Conflicting Data
Although Latin is a dead language, it has a funny way of coming back to haunt us from beyond the grave. Complex declensions and deponent verbs aside, aspects of Latin grammar and vocabulary continue to affect the English language today. One such linguistic haunting is the question of whether the Latin-derived word data should be treated as a plural or a singular. So which is it, data is or data are?

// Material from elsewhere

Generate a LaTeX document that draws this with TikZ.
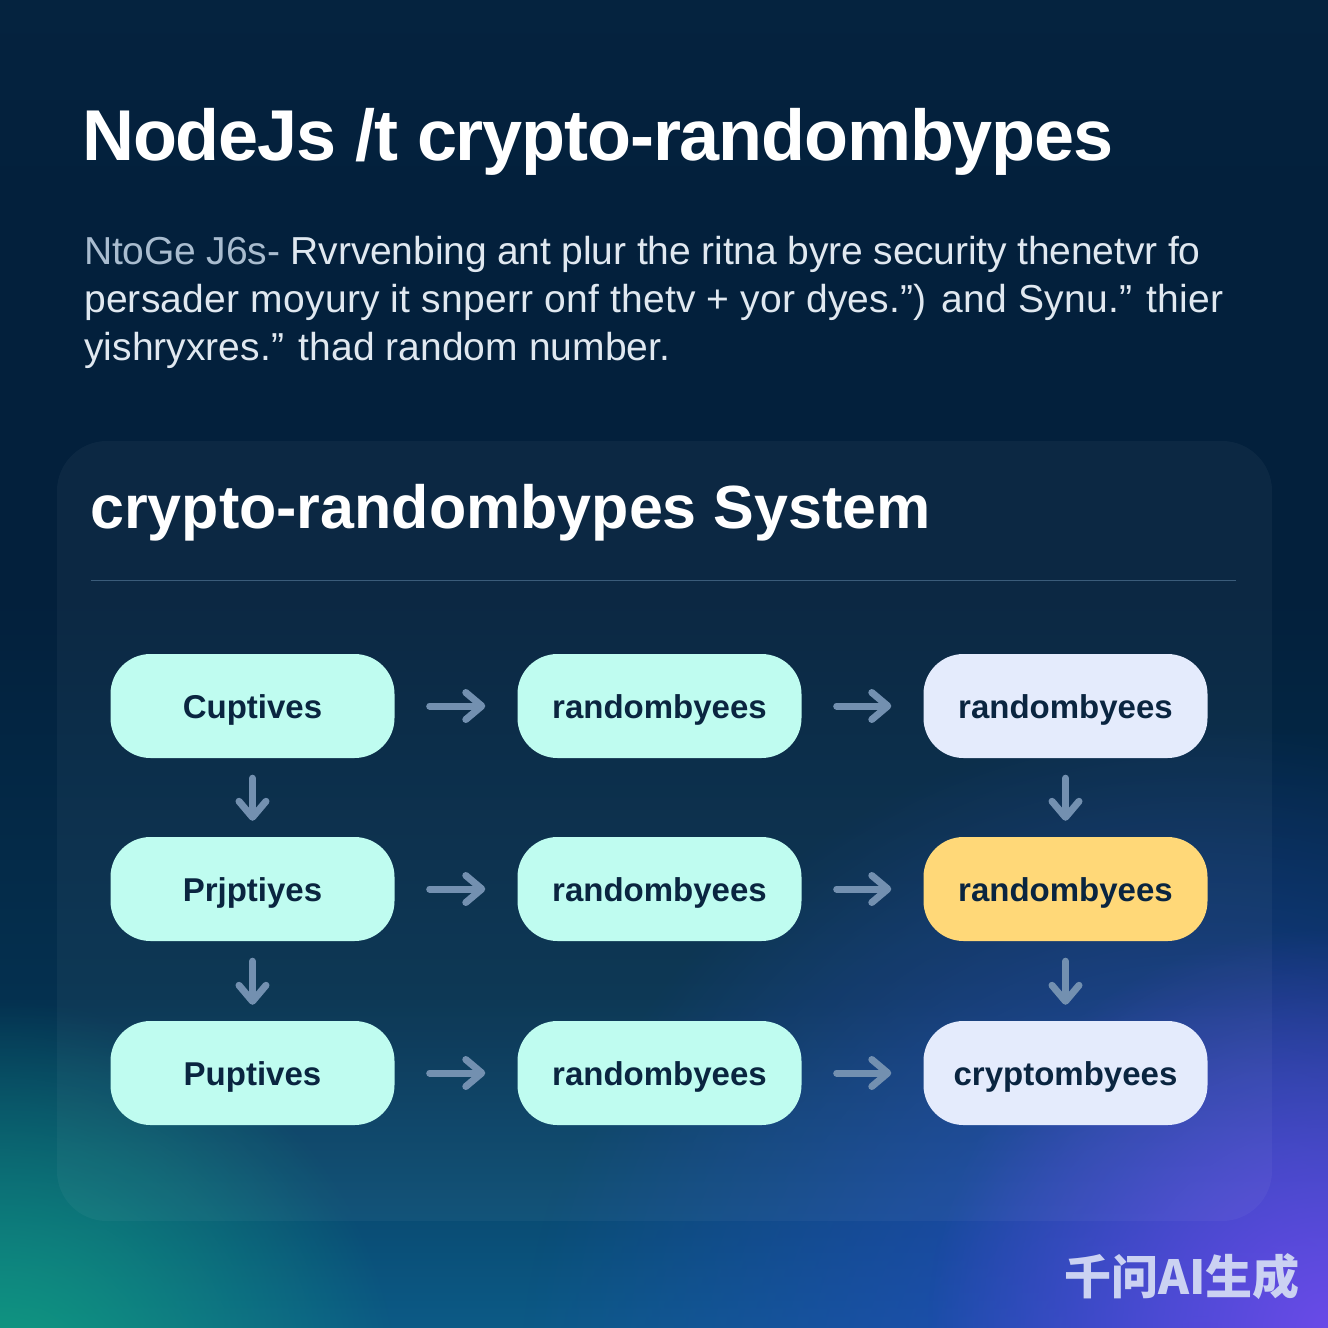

The short answer is “It depends”. Several factors play a role in determining whether the use of the plural or singular is more appropriate. So let’s delve in, shall we?
A Tale of Datum and Data
The word data is derived from the Latin word datum meaning “a thing given”. Its first recorded use in English dates back to the mid-17th century. Strictly speaking, the singular form of data remains datum, with the meaning “a single value or piece of information”. Purists argue that since data is the plural form of datum, it should naturally be treated as such and used with are. While this argument reasonable appears enough at first glance, things are not necessarily that clear-cut. For one, once foreign words enter a language’s lexicon, their use tends to evolve over time. They don’t necessarily adhere to the rules of their language of origin. For example, nobody bats an eye when the Latin word formula is pluralized as formulas instead of formulae. Moreover, you are far more likely to hear piece of data than datum. Outside specialized fields, using datum can come off as overly formal.
It’s Semantics Really
So does this mean that data should never be treated as a plural? Well, not exactly. It depends on whether you treat data as a mass noun or as a plural noun (with datum as its singular form). Proponents of data is will most often argue that data is a mass noun, akin to its near-synonym information, which always takes a singular verb. For example, you could easily replace data with information in the following sentence:
The data is clear and convincing.
However, if you were to use data to mean “many individual pieces of information”, then the use of a plural verb would be more appropriate. Replace data with pieces of information in the following sentence to see the subtle difference:
The data were collected systematically.
This slight difference in meaning partly explains the conflicting uses of data. The choice of a plural or singular verb is often dictated by context. Datum and data are appear more frequently in technical and scientific works. This is natural enough since work in such fields often involves the collection and analysis of large amounts of individual pieces of information. As for data is, it is used far more often in everyday, non-specialized contexts.
The Experts Weigh In
So what do style guides have to say on the data is or data are issue? Once again, opinion is divided.
The UK newspaper The Guardian advocates the use of a singular verb, arguing that while data is technically a plural word, the use of datum is too rare to warrant treating data as its plural counterpart.
The American Psychological Association (APA) takes the line that data is the plural of datum and not a mass noun.
The New York Times is on the fence; it accepts both so long as usage is consistent within a text.
The Associated Press Stylebook also accepts both: data is, where data is a mass noun and data are, where it is a plural noun.
So it would appear that there are as many approaches as there are style guides.
The Results Are In
So what conclusions can we draw? It seems safe to say that both data is and data are are acceptable. The argument that data is always a plural noun that requires a plural verb is not supported by evidence: the use of data as a mass noun with a singular verb is well-established in English. What should you do if you’re unsure of which one to use? It is always a good idea to consider context when deciding how to use data. Data are is often used in scientific or technical contexts, while data is is more common in everyday writing and speech. If you’re writing for an organization, always check what their stance on the issue is; many style guides mandate the use of one or the other. Also, remember that consistency is key. Don’t use data is and data are in the same text. If you choose data are, make sure to use the singular form datum: by using piece of data you will be treating data as a mass noun.